Tuesday, September 27, 2016

Barbara Bird
September 27, 2016
The Most Important Sentence



TRUMP IS A BIGOT AND A RACIST!

The headline above is a classic example of social constructionism.  Defined in 1966 by Peter L. Berger and Thomas Luckmann, social contexts are fluid, sometimes contradictory and a complex process situated in settings, communities, or ideas.
The sentence, or section that really made me think about how we communicate on certain matters was social constructionism.  “Social Constructionists embraced the notion that students of communication should gather the communicator’s diverse and divergent understandings of their lives, cultures, and communication behaviors” (Fassett, 2011).  In other words, students of communications should gather information, both similar and separate, from their viewing and listening to the communicator’s words, actions, and general beliefs.  A more direct way of saying it is, “Know your subject and know your facts”.
It is through listening and observing the narrative in front of you that you learn about your subject.  Without which, your perspective could become skewed, and even, untrue.  Since our social reality is based on the collaborative meanings in social constructionism, it seems to me that it is important that these meanings are not assumptive.
So, you may ask, what does this have to do with the headline “Trump is a Bigot and Racist?”  Well, here’s my answer.  When seeing and hearing the virulent attacks on politicians exploding all over our media, news, internet, and print, it made me realize that this is a form of social constructionism that is being used to influence, even alter, our thoughts about who is socially acceptable.  If we were to take this one persons’ opinion as fact, then we would have to decide that Donald Trump must indeed be a prejudiced person who believes in segregation and holds blindly and intolerantly to a particular creed, or opinion (Webster, 1975). 

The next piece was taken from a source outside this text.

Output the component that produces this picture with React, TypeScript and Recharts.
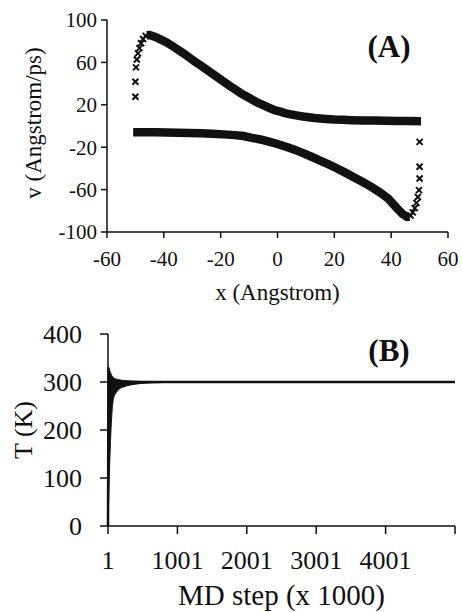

Of course, this brings up a whole new series of questions:  Is this really true?  Based upon what? Does the author of this headline have “clean hands” with no skin in the game? Based upon this headline, am I personally exempt of all prejudice, intolerance, and opinions for which I am being told to judge Donald Trump? 

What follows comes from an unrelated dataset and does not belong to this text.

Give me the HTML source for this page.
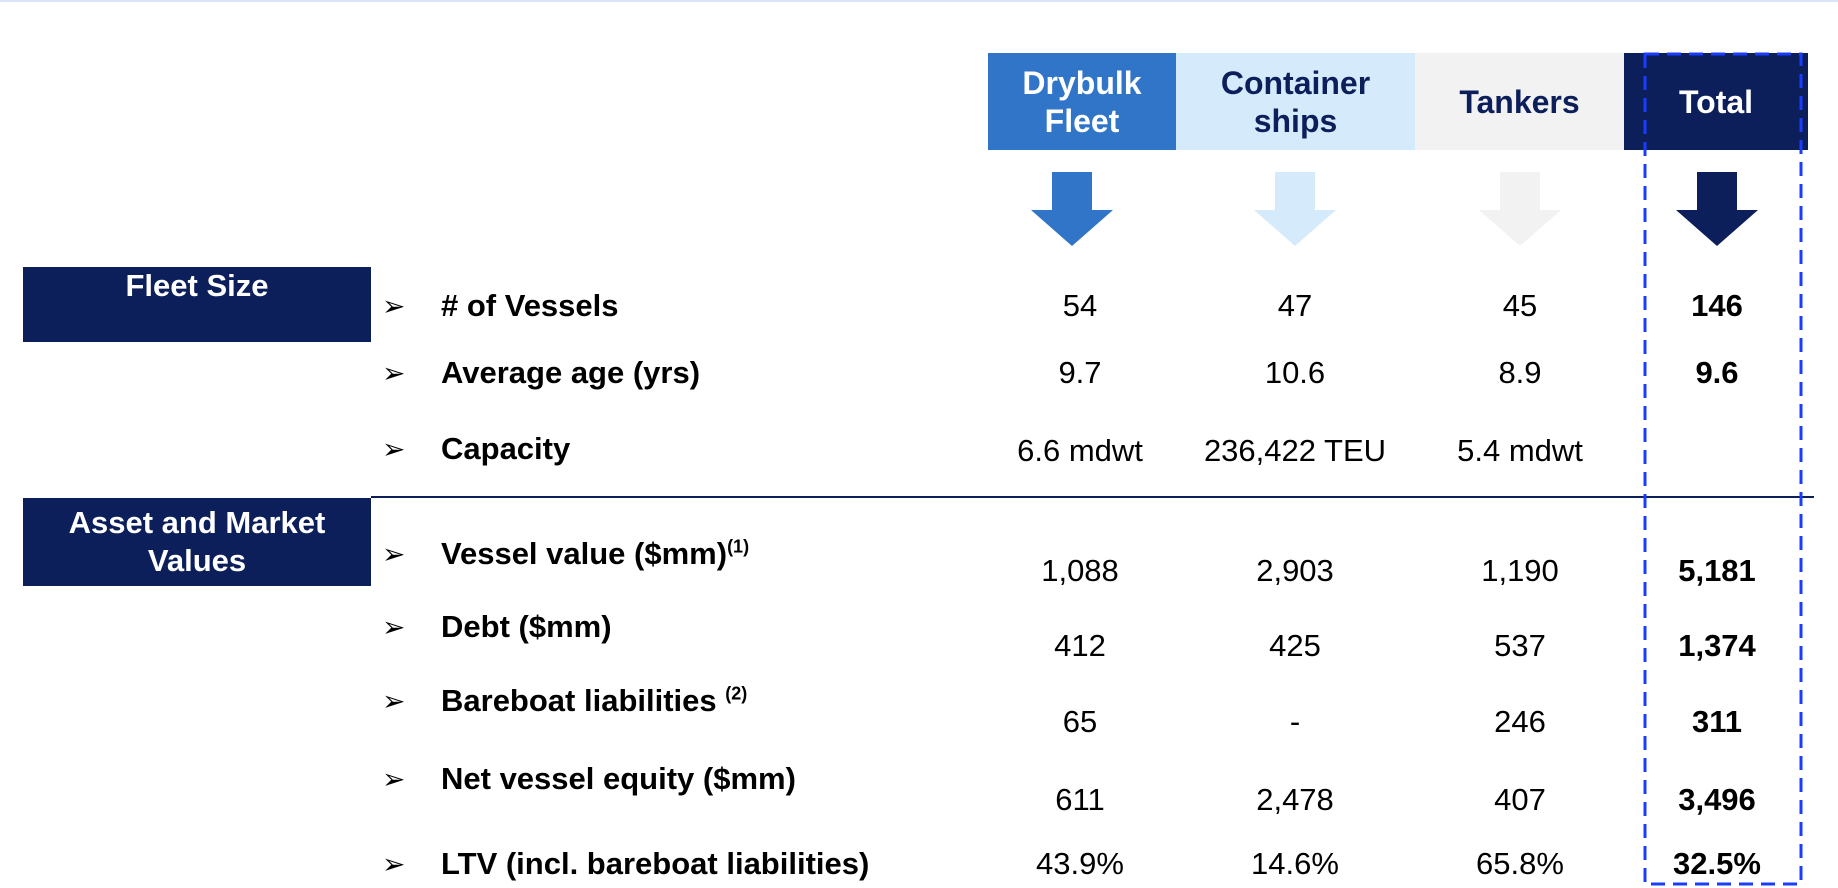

                I don’t know about you, but if I am being completely honest about myself, I know I can find prejudices and intolerance in my views of the world – I mean, if this were not true of most of us, then why do humans encounter so much conflict when communicating with one another?
So I decided to do a little research.  It didn’t take long for me to find another inflammatory headline that read, “Half of Donald’s Supporters are racists and ‘other deplorables’.”  Really?  But then I said to myself, “there is no way this sort of narrative will be allowed to take hold in the social construction of our society.  Right?”  Yet within days of this headline a journalist said that, “…she [Hillary] wasn’t wrong.  If anything she might have low-balled the number.” (Milbank, 2016) Whoa!  So just what are we saying here? That if you choose to vote for your party’s candidate you must be racist and deplorable?  Is that the new social constructionism?  One person decides, without facts, who the rest of us are?  50% (or more) of the U.S. is “deplorable”, and 50% (or less) is acceptable?  What happened to voting your conscience and letting others vote theirs without criticism, judgements, or attacks?  Not good.  And if 50+% is “deplorable” shouldn’t we remove their rights as citizens, maybe even as humans, so we can just keep the “good ones”?  Is our current narrative sounding so incredibly intolerant simply because we are in the middle of a presidential election and emotions are running high, or is our society’s social construction changing, and not for the better?
Even as I was writing this blog (and multi-tasking by watching the news), I listened to a debate between two well-educated men discussing their different perspectives on current events.  Obviously, the goal was not to come to an agreement, but share their different views, when, suddenly, one of the men broke the rules and accused the other a being “one of those deplorables and a traitor to his people.” And there is was…An attempt to make separation and prejudice a normal part of the conversation and our new social construction.
This is a narrative that I don’t want to see our society adopt, and I can only hope for the sake of communication in our society, that this free use of words as weapons will be a narrative that goes away after the election.  After all, history has shown us, time and again, the destruction that comes from such narrow narratives.
I didn’t research to see if Donald Trump is a Bigot and Racist, or if over half our country’s population are racists and deplorables because, in the end, it doesn’t matter.  I decided what does matter is that I battle my own imperfections.  That I not berate others for possibly not being “good enough” or having a different point of view.  And while I cannot do anything about the headlines and media-bytes that currently ravage our society, what I can do is try to base my social constructionism on a narrative of kindness and facts. And when I see personal attacks happening, protect those who are being deliberately wounded with words.  In doing so, hopefully, I can have a small influence on the social construction of my minuscule part of the society.